Final expense life insurance pays out just enough to cover your funeral expenses, making it surprisingly affordable for older adults.

Adults With Private Student Loans

In general, younger adults without children can often get by without life insurance coverage. One possible exemption, however, are those carrying private student loans with a cosigner.

While parents typically aren’t required to pay back federal student loans if the borrower passes away, that isn’t always the case with private loans. Ask your lender what its rules are regarding the death of a borrower. In some cases, should the primary borrower die, some private lenders will go after anyone who cosigned on the loan.

If leaving your family in the lurch is a worry, you may want a term policy that covers the duration of your loan repayment. Should you end up paying down the loan ahead of schedule, you can simply let the policy lapse.

Business Owners

If you own a small business, you need to think about what would happen to your organization and employees should something happen to you. Often entrepreneurs will take out a special policy called “key person insurance” that can help keep the business afloat if you or another critical member of your team dies.

Essentially, it’s a life insurance policy in which the company pays the premiums on the policy and acts as the beneficiary. Should something happen to the company’s owner, the remaining employees can use the money to pay creditors, search for a new top executive, or even manage severance payments if staying in business isn’t possible.

Life insurance can also be used as part of a buy and sell agreement among business associates. The partners take out a policy on each co-owner and use the proceeds to purchase the deceased owner’s share of the business.

One rule of thumb for new parents is to take out enough insurance to cover 10 times their annual salary, but this doesn’t suffice in every case.

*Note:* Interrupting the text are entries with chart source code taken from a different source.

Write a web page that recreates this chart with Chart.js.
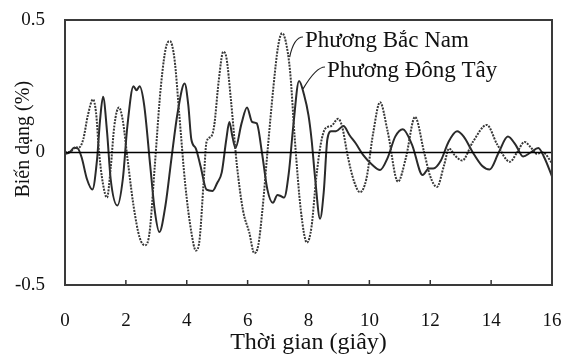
<!DOCTYPE html>
<html>
<head>
<meta charset="utf-8">
<script src="https://cdn.jsdelivr.net/npm/chart.js@4/dist/chart.umd.min.js"></script>
<style>
  html, body { margin: 0; padding: 0; background: #fff; }
  #wrap { width: 568px; height: 358px; }
</style>
</head>
<body>
<div id="wrap"><canvas id="chart" width="568" height="358"></canvas></div>
<script>
// Phương Đông Tây (solid)
const dongTayTime = [0, 0.15, 0.3, 0.42, 0.55, 0.72, 0.9, 1.05, 1.15, 1.25, 1.38, 1.5, 1.72, 1.9, 2.05, 2.25, 2.35, 2.45, 2.6, 2.8, 2.95, 3.1, 3.3, 3.5, 3.7, 3.93, 4.05, 4.15, 4.3, 4.45, 4.65, 4.85, 5.0, 5.15, 5.3, 5.4, 5.5, 5.6, 5.8, 5.98, 6.15, 6.3, 6.47, 6.65, 6.83, 6.98, 7.1, 7.2, 7.35, 7.5, 7.69, 7.85, 8.0, 8.1, 8.22, 8.38, 8.5, 8.62, 8.75, 8.9, 9.15, 9.35, 9.55, 9.8, 10.1, 10.35, 10.6, 10.85, 11.1, 11.4, 11.75, 11.95, 12.1, 12.35, 12.6, 12.88, 13.1, 13.4, 13.7, 13.95, 14.25, 14.55, 14.8, 15.05, 15.3, 15.55, 15.75, 16];
const dongTayStrain = [-0.005, 0, 0.018, 0.015, -0.02, -0.1, -0.14, -0.03, 0.12, 0.21, 0.08, -0.1, -0.2, -0.1, 0.1, 0.25, 0.235, 0.25, 0.18, -0.05, -0.22, -0.3, -0.2, -0.02, 0.15, 0.26, 0.18, 0.05, 0.015, -0.05, -0.14, -0.145, -0.115, -0.075, 0.05, 0.115, 0.06, 0.017, 0.11, 0.17, 0.115, 0.11, 0, -0.14, -0.19, -0.16, -0.165, -0.17, -0.08, 0.1, 0.27, 0.22, 0.14, 0.05, -0.1, -0.25, -0.15, 0.05, 0.08, 0.08, 0.1, 0.065, 0.035, -0.01, -0.047, -0.066, -0.02, 0.06, 0.088, 0.03, -0.085, -0.06, -0.06, -0.03, 0.04, 0.08, 0.06, 0, -0.05, -0.064, 0, 0.06, 0.03, -0.015, 0, 0.017, -0.02, -0.09];

// Phương Bắc Nam (dotted)
const bacNamTime = [0, 0.2, 0.35, 0.45, 0.6, 0.75, 0.92, 1.02, 1.12, 1.25, 1.38, 1.5, 1.62, 1.77, 1.9, 2.05, 2.25, 2.45, 2.63, 2.78, 2.95, 3.15, 3.35, 3.45, 3.6, 3.75, 3.95, 4.15, 4.3, 4.42, 4.55, 4.65, 4.8, 4.9, 5.05, 5.2, 5.3, 5.45, 5.65, 5.85, 6.05, 6.22, 6.35, 6.5, 6.65, 6.85, 7.0, 7.13, 7.25, 7.4, 7.55, 7.75, 7.95, 8.1, 8.25, 8.4, 8.55, 8.75, 8.97, 9.1, 9.3, 9.5, 9.69, 9.9, 10.12, 10.35, 10.6, 10.94, 11.2, 11.5, 11.8, 12.0, 12.22, 12.45, 12.62, 12.8, 13.05, 13.4, 13.86, 14.2, 14.62, 14.85, 15.1, 15.3, 15.5, 15.7, 16];
const bacNamStrain = [0, 0.005, 0.02, 0.018, 0.05, 0.14, 0.2, 0.15, 0, -0.12, -0.17, -0.06, 0.1, 0.17, 0.12, -0.02, -0.2, -0.32, -0.35, -0.3, -0.05, 0.25, 0.41, 0.42, 0.35, 0.15, -0.12, -0.3, -0.37, -0.33, -0.12, 0.04, 0.06, 0.1, 0.27, 0.38, 0.36, 0.2, -0.05, -0.22, -0.3, -0.38, -0.35, -0.2, 0, 0.25, 0.4, 0.45, 0.42, 0.3, 0.05, -0.22, -0.34, -0.28, -0.1, 0.03, 0.09, 0.1, 0.127, 0.1, -0.02, -0.11, -0.15, -0.1, 0.07, 0.19, 0.08, -0.11, -0.02, 0.134, 0, -0.09, -0.13, -0.05, 0.015, -0.01, -0.03, 0.04, 0.104, 0.03, -0.035, 0, 0.04, 0.02, -0.005, 0, -0.04];

const yTicks = [-0.5, 0, 0.5];
const xTickStep = 2;

const FONT = '"Liberation Serif", "Times New Roman", serif';
const yTitle = 'Biến dạng (%)';

const toPoints = (xs, ys) => xs.map((x, i) => ({ x, y: ys[i] }));

// labels with small curved leaders, anchored in data units
const notes = [
  { text: 'Phương Bắc Nam', tx: 305, ty: 41, at: { x: 7.38, y: 0.36 } },
  { text: 'Phương Đông Tây', tx: 327, ty: 71, at: { x: 7.82, y: 0.24 } }
];

const noPad = s => { s.paddingLeft = s.paddingRight = s.paddingTop = s.paddingBottom = 0; };

const framePlugin = {
  id: 'frame',
  beforeDatasetsDraw(chart) {
    const { ctx, chartArea: a, scales } = chart;
    ctx.save();
    // inward tick marks on x axis
    ctx.strokeStyle = '#333';
    ctx.lineWidth = 1.5;
    for (let v = xTickStep; v < 16; v += xTickStep) {
      const px = scales.x.getPixelForValue(v);
      ctx.beginPath();
      ctx.moveTo(px, a.bottom);
      ctx.lineTo(px, a.bottom - 5);
      ctx.stroke();
    }
    ctx.restore();
  },
  afterDatasetsDraw(chart) {
    const { ctx, chartArea: a, scales } = chart;
    ctx.save();
    // zero line
    const y0 = scales.y.getPixelForValue(0);
    ctx.strokeStyle = '#000';
    ctx.lineWidth = 1.5;
    ctx.beginPath();
    ctx.moveTo(a.left, y0);
    ctx.lineTo(a.right, y0);
    ctx.stroke();
    // frame
    ctx.strokeStyle = '#3a3a3a';
    ctx.lineWidth = 2;
    ctx.strokeRect(a.left, a.top, a.right - a.left, a.bottom - a.top);
    // y title, sitting a bit above the middle like the original
    ctx.font = '20px ' + FONT;
    ctx.fillStyle = '#111';
    ctx.textAlign = 'center';
    ctx.textBaseline = 'middle';
    ctx.save();
    ctx.translate(24, a.top + (a.bottom - a.top) * 0.45);
    ctx.rotate(-Math.PI / 2);
    ctx.fillText(yTitle, 0, 0);
    ctx.restore();
    // notes
    ctx.font = '23px ' + FONT;
    ctx.textAlign = 'left';
    ctx.lineWidth = 1.2;
    ctx.strokeStyle = '#222';
    notes.forEach(n => {
      ctx.fillText(n.text, n.tx, n.ty);
      const ex = scales.x.getPixelForValue(n.at.x);
      const ey = scales.y.getPixelForValue(n.at.y);
      const sx = n.tx - 2, sy = n.ty - 4;
      ctx.beginPath();
      ctx.moveTo(sx, sy);
      ctx.quadraticCurveTo(sx - 9, sy, ex, ey);
      ctx.stroke();
    });
    ctx.restore();
  }
};

new Chart(document.getElementById('chart'), {
  type: 'line',
  data: {
    datasets: [
      {
        label: 'Phương Bắc Nam',
        data: toPoints(bacNamTime, bacNamStrain),
        borderColor: '#383838',
        borderWidth: 2,
        borderDash: [2, 1.2],
        pointRadius: 0,
        cubicInterpolationMode: 'monotone',
        fill: false
      },
      {
        label: 'Phương Đông Tây',
        data: toPoints(dongTayTime, dongTayStrain),
        borderColor: '#2a2a2a',
        borderWidth: 2,
        pointRadius: 0,
        cubicInterpolationMode: 'monotone',
        fill: false
      }
    ]
  },
  options: {
    responsive: false,
    animation: false,
    layout: { padding: { top: 20, right: 16, left: 0, bottom: 0 } },
    plugins: { legend: { display: false }, tooltip: { enabled: false } },
    scales: {
      x: {
        type: 'linear',
        min: 0,
        max: 16,
        ticks: { stepSize: xTickStep, padding: 17, color: '#111', font: { family: FONT, size: 19 }, maxRotation: 0 },
        grid: { display: false },
        border: { display: false },
        title: { display: true, text: 'Thời gian (giây)', color: '#111', font: { family: FONT, size: 24 }, padding: { top: 0, bottom: 1 } },
        afterFit(s) { s.height = 73; noPad(s); }
      },
      y: {
        min: -0.5,
        max: 0.5,
        afterBuildTicks(s) { s.ticks = yTicks.map(v => ({ value: v })); },
        ticks: { padding: 12, color: '#111', font: { family: FONT, size: 19 } },
        grid: { display: false },
        border: { display: false },
        afterFit(s) { s.width = 65; noPad(s); }
      }
    }
  },
  plugins: [framePlugin]
});
</script>
</body>
</html>
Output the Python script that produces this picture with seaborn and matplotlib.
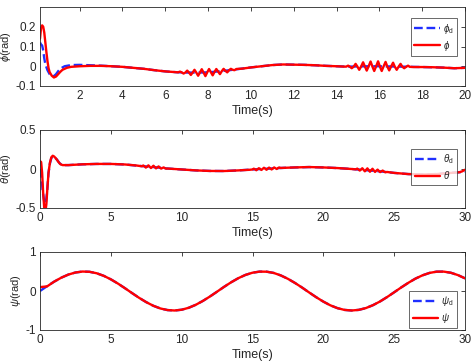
import numpy as np
import pandas as pd
import matplotlib
matplotlib.use("Agg")
import matplotlib.pyplot as plt
import seaborn as sns

# ---------------- data ----------------
phi_d_t = [0.15, 0.2, 0.25, 0.3, 0.35, 0.4, 0.5, 0.6, 0.7, 0.8, 0.9, 1.0, 1.1, 1.3, 1.6, 2.0, 2.5,
           3.0, 3.5, 4.0, 4.5, 5.0, 5.5, 6.0, 6.5, 7.0, 7.5, 8.0, 8.5, 9.0, 9.5, 10.0, 10.5, 11.0,
           11.5, 12.0, 12.5, 13.0, 13.5, 14.0, 14.5, 15.0, 15.5, 16.0, 16.5, 17.0, 17.5, 18.0,
           18.5, 19.0, 19.5, 20.0]
phi_d = [0.12, 0.11, 0.105, 0.08, 0.04, 0.01, -0.02, -0.04, -0.05, -0.05, -0.04, -0.025, -0.012,
         0.0, 0.006, 0.007, 0.005, 0.003, 0.0, -0.003, -0.008, -0.013, -0.02, -0.026, -0.03,
         -0.032, -0.032, -0.031, -0.026, -0.02, -0.013, -0.006, 0.0, 0.006, 0.009, 0.008, 0.007,
         0.005, 0.002, 0.0, -0.002, -0.001, 0.0, 0.0, -0.001, -0.002, -0.003, -0.004, -0.005,
         -0.007, -0.01, -0.008]

phi_t = [0.15, 0.2, 0.25, 0.3, 0.35, 0.4, 0.45, 0.5, 0.55, 0.6, 0.7, 0.8, 0.9, 1.0, 1.1, 1.2, 1.4,
         1.6, 2.0, 2.5, 3.0, 3.5, 4.0, 4.5, 5.0, 5.5, 6.0, 6.5,
         6.60, 6.685, 6.77, 6.855, 6.94, 7.025, 7.11, 7.195, 7.28, 7.365, 7.45, 7.535, 7.62,
         7.705, 7.79, 7.875, 7.96, 8.045, 8.13, 8.215, 8.30, 8.385, 8.47, 8.555, 8.64, 8.725,
         8.81, 8.895, 8.98, 9.065, 9.15, 9.235, 9.32,
         9.6, 10.0, 10.5, 11.0, 11.5, 12.0, 12.5, 13.0, 13.5, 14.0, 14.4,
         14.45, 14.54, 14.62, 14.71, 14.80, 14.89, 14.97, 15.06, 15.15, 15.24, 15.32, 15.41,
         15.50, 15.59, 15.67, 15.76, 15.85, 15.94, 16.02, 16.11, 16.20, 16.29, 16.37, 16.46,
         16.55, 16.64, 16.72, 16.81, 16.90, 16.99, 17.07, 17.16, 17.25, 17.34, 17.42, 17.60,
         18.0, 18.5, 19.0, 19.5, 20.0]
phi = [0.14, 0.195, 0.207, 0.2, 0.17, 0.12, 0.07, 0.025, -0.01, -0.03, -0.048, -0.057, -0.052,
       -0.04, -0.028, -0.018, -0.008, -0.003, 0.0, 0.002, 0.002, 0.0, -0.003, -0.008, -0.013,
       -0.02, -0.026, -0.03,
       -0.031, -0.027, -0.031, -0.037, -0.032, -0.022, -0.032, -0.044, -0.032, -0.018, -0.032,
       -0.048, -0.032, -0.015, -0.032, -0.05, -0.031, -0.014, -0.03, -0.046, -0.029, -0.014,
       -0.027, -0.04, -0.025, -0.013, -0.023, -0.031, -0.02, -0.013, -0.018, -0.02, -0.014,
       -0.012, -0.006, 0.0, 0.006, 0.009, 0.008, 0.007, 0.005, 0.002, 0.0, -0.002,
       -0.002, 0.003, -0.002, -0.01, -0.002, 0.012, -0.001, -0.018, -0.001, 0.02, 0.0, -0.022,
       0.0, 0.024, 0.0, -0.024, 0.0, 0.025, 0.0, -0.024, 0.0, 0.022, -0.001, -0.021,
       -0.001, 0.018, -0.002, -0.018, -0.002, 0.012, -0.002, -0.01, -0.003, 0.003, -0.003, -0.004,
       -0.004, -0.005, -0.007, -0.01, -0.008]

theta_d_t = [0.0, 0.1, 0.2, 0.3, 0.4, 0.5, 0.6, 0.7, 0.8, 0.9, 1.0, 1.2, 1.4, 1.6, 2.0, 3.0, 4.0,
             5.0, 6.0, 7.0, 8.0, 9.0, 10.0, 11.0, 12.0, 13.0, 14.0, 15.0, 16.0, 17.0, 18.0, 19.0,
             20.0, 21.0, 22.0, 23.0, 24.0, 25.0, 26.0, 27.0, 28.0, 29.0, 30.0]
theta_d = [0.0, -0.1, -0.3, -0.42, -0.45, -0.3, -0.05, 0.07, 0.14, 0.16, 0.155, 0.12, 0.07, 0.05,
           0.05, 0.06, 0.065, 0.065, 0.058, 0.04, 0.025, 0.006, -0.006, -0.018, -0.025, -0.026,
           -0.018, -0.006, 0.003, 0.013, 0.02, 0.025, 0.02, 0.012, 0.0, -0.015, -0.03, -0.05,
           -0.065, -0.07, -0.065, -0.05, -0.035]

theta_t = [0.0, 0.08, 0.15, 0.22, 0.3, 0.38, 0.45, 0.52, 0.6, 0.7, 0.8, 0.9, 1.0, 1.15, 1.3, 1.45,
           1.6, 2.0, 3.0, 4.0, 5.0, 6.0, 6.8,
           7.2, 7.29, 7.38, 7.47, 7.56, 7.65, 7.74, 7.83, 7.92, 8.01, 8.10, 8.19, 8.28, 8.37,
           8.46, 8.55, 8.64, 8.73, 8.82, 8.91, 9.0,
           9.5, 10.0, 11.0, 12.0, 13.0, 14.0, 14.8,
           15.0, 15.09, 15.18, 15.27, 15.36, 15.45, 15.54, 15.63, 15.72, 15.81, 15.90, 15.99,
           16.08, 16.17, 16.26, 16.35, 16.44, 16.53, 16.62, 16.71, 16.80, 16.89, 16.98,
           17.2, 18.0, 19.0, 20.0, 21.0, 22.0,
           22.3, 22.39, 22.48, 22.57, 22.66, 22.75, 22.84, 22.93, 23.02, 23.11, 23.20, 23.29,
           23.38, 23.47, 23.56, 23.65, 23.74, 23.83, 23.92, 24.01, 24.10, 24.19, 24.28, 24.37,
           24.5, 25.0, 26.0, 27.0, 28.0, 29.0, 29.6, 29.8, 30.0]
theta = [0.1, 0.09, -0.05, -0.3, -0.5, -0.55, -0.45, -0.25, -0.05, 0.08, 0.15, 0.17, 0.16, 0.13,
         0.09, 0.06, 0.05, 0.05, 0.06, 0.065, 0.065, 0.058, 0.045,
         0.035, 0.045, 0.033, 0.018, 0.03, 0.047, 0.03, 0.012, 0.027, 0.042, 0.024, 0.008, 0.02,
         0.033, 0.017, 0.005, 0.013, 0.02, 0.01, 0.004, 0.006,
         0.0, -0.006, -0.018, -0.025, -0.026, -0.018, -0.01,
         -0.006, 0.004, -0.004, -0.016, -0.002, 0.01, 0.0, -0.012, 0.002, 0.016, 0.004, -0.01,
         0.005, 0.018, 0.006, -0.006, 0.008, 0.02, 0.01, 0.0, 0.012, 0.02, 0.013,
         0.015, 0.02, 0.025, 0.02, 0.012, 0.0,
         -0.005, 0.005, -0.006, -0.02, -0.008, 0.01, -0.01, -0.03, -0.012, 0.008, -0.014, -0.035,
         -0.016, 0.003, -0.018, -0.038, -0.022, -0.008, -0.025, -0.04, -0.03, -0.02, -0.033, -0.042,
         -0.038, -0.05, -0.065, -0.07, -0.065, -0.05, -0.042, -0.03, -0.01]

psi_t = [0.0, 0.5, 1.0, 1.5, 2.0, 2.5, 3.0, 3.5, 4.0, 4.5, 5.0, 5.5, 6.0, 6.5, 7.0, 7.5, 8.0, 8.5,
         9.0, 9.5, 10.0, 10.5, 11.0, 11.5, 12.0, 12.5, 13.0, 13.5, 14.0, 14.5, 15.0, 15.5, 16.0,
         16.5, 17.0, 17.5, 18.0, 18.5, 19.0, 19.5, 20.0, 20.5, 21.0, 21.5, 22.0, 22.5, 23.0,
         23.5, 24.0, 24.5, 25.0, 25.5, 26.0, 26.5, 27.0, 27.5, 28.0, 28.5, 29.0, 29.5, 30.0]
psi_d = [0.0, 0.124, 0.240, 0.341, 0.421, 0.474, 0.499, 0.492, 0.455, 0.389,
         0.299, 0.191, 0.071, -0.054, -0.176, -0.286, -0.379, -0.448, -0.489, -0.500,
         -0.480, -0.430, -0.353, -0.254, -0.140, -0.017, 0.108, 0.225, 0.329, 0.412,
         0.469, 0.497, 0.495, 0.463, 0.399, 0.312, 0.206, 0.088, -0.038, -0.160,
         -0.272, -0.368, -0.440, -0.485, -0.500, -0.484, -0.438, -0.364, -0.269, -0.156,
         -0.033, 0.092, 0.210, 0.317, 0.402, 0.464, 0.496, 0.497, 0.468, 0.408, 0.325]
psi = [0.10, 0.118, 0.240, 0.341, 0.421, 0.474, 0.499, 0.492, 0.455, 0.389,
       0.299, 0.191, 0.071, -0.054, -0.176, -0.286, -0.379, -0.448, -0.489, -0.500,
       -0.480, -0.430, -0.353, -0.254, -0.140, -0.017, 0.108, 0.225, 0.329, 0.412,
       0.469, 0.497, 0.495, 0.463, 0.399, 0.312, 0.206, 0.088, -0.038, -0.160,
       -0.272, -0.368, -0.440, -0.485, -0.500, -0.484, -0.438, -0.364, -0.269, -0.156,
       -0.033, 0.092, 0.210, 0.317, 0.402, 0.464, 0.496, 0.497, 0.468, 0.408, 0.325]

x_label = "Time(s)"
y_labels = [r"$\phi$(rad)", r"$\theta$(rad)", r"$\psi$(rad)"]
legend_labels = [(r"$\phi_{\rm d}$", r"$\phi$"), (r"$\theta_{\rm d}$", r"$\theta$"),
                 (r"$\psi_{\rm d}$", r"$\psi$")]
x_ticks = [[2, 4, 6, 8, 10, 12, 14, 16, 18, 20], [0, 5, 10, 15, 20, 25, 30], [0, 5, 10, 15, 20, 25, 30]]
y_ticks = [[-0.1, 0, 0.1, 0.2], [-0.5, 0, 0.5], [-1, 0, 1]]
y_tick_labels = [["-0.1", "0", "0.1", "0.2"], ["-0.5", "0", "0.5"], ["-1", "0", "1"]]
x_lims = [(0.15, 20), (0, 30), (0, 30)]
y_lims = [(-0.1, 0.3), (-0.5, 0.5), (-1, 1)]

# ---------------- plotting ----------------
sns.set_style("white")
plt.rcParams["font.family"] = ["Liberation Sans", "DejaVu Sans"]
plt.rcParams["mathtext.fontset"] = "custom"
plt.rcParams["mathtext.rm"] = "Liberation Sans"
plt.rcParams["mathtext.it"] = "Liberation Sans:italic"

fig = plt.figure(figsize=(4.74, 3.64), dpi=100)
W, H = 474, 364
boxes = [(40, 7, 465, 86), (40, 130, 465, 208), (40, 252, 465, 330)]
legend_locs = [(0.985, 0.88), (0.985, 0.78), (0.985, 0.53)]

series = [(phi_d_t, phi_d, phi_t, phi), (theta_d_t, theta_d, theta_t, theta),
          (psi_t, psi_d, psi_t, psi)]
txt = "#262626"
for i, (l, t, r, b) in enumerate(boxes):
    ax = fig.add_axes([l / W, 1 - b / H, (r - l) / W, (b - t) / H])
    td, yd, tr, yr = series[i]
    sns.lineplot(x=td, y=yd, ax=ax, color="#1f2fff", linewidth=1.7, linestyle="--",
                 estimator=None, sort=False, label=legend_labels[i][0])
    sns.lineplot(x=tr, y=yr, ax=ax, color="#ff0000", linewidth=1.7,
                 estimator=None, sort=False, label=legend_labels[i][1])
    ax.set_xlim(*x_lims[i])
    ax.set_ylim(*y_lims[i])
    ax.set_xticks(x_ticks[i])
    ax.set_xticklabels([str(v) for v in x_ticks[i]])
    ax.set_yticks(y_ticks[i])
    ax.set_yticklabels(y_tick_labels[i])
    ax.tick_params(direction="in", top=True, right=True, length=3, width=0.6,
                   labelsize=8.5, colors=txt, pad=3)
    for s in ax.spines.values():
        s.set_color(txt)
        s.set_linewidth(0.6)
    ax.set_xlabel(x_label, fontsize=9, color=txt, labelpad=2)
    ax.set_ylabel(y_labels[i], fontsize=8, color=txt, labelpad=2)
    leg = ax.legend(loc="upper right", bbox_to_anchor=legend_locs[i], fontsize=7,
                    frameon=True, fancybox=False, handlelength=2.6, handletextpad=0.3,
                    borderpad=0.35, labelspacing=0.3, borderaxespad=0.2)
    leg.get_frame().set_edgecolor(txt)
    leg.get_frame().set_linewidth(0.6)

fig.savefig("out.png", dpi=100)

How Much Insurance Do You Need?

No two families have the same financial needs, so when determining the size of your life insurance policy, you really have to look at your own situation. To start, you’ll want to figure out all the expenses your beneficiary (often a spouse) would incur in the years after your passing. If you’re married, you also have to factor in what your spouse will realistically earn, both in short- and long-term horizons. The death benefit from a life insurance policy can help smooth over any shortfalls.

According to a report by LMRA, as reported by CNBC, a common rule of thumb suggests that newer parents take out enough insurance to cover 10 times their annual salary. While that may be fairly accurate in a lot of cases, it will land way off target in other situations.

Those who have a high-earning spouse or hefty personal savings, for example, may get by just fine with a smaller financial cushion. Conversely, parents with multiple young children and a stay-at-home partner will have to bridge a much larger budget gap. Putting a pencil to paper and estimating all major expense categories—for every year until your child hits the workforce full time—will help you make a more educated decision.

For those with more-specific financial goals, such as protecting cosigners on your student loans or preparing for funeral expenses, you’re likely going to want a much smaller policy. In the case of education loans, you’ll likely want a term policy that’s just long enough to cover the duration of your payback period.

The Bottom Line

Life insurance can be a great way to ease your mind by protecting your dependents in a worst-case situation. If you’re a parent of young kids or have a spouse with limited earning potential, signing up can be one of the best financial decisions you make. Still, for those who don’t have dependents and simply want to build long-term wealth, look at cheaper, less restrictive options first.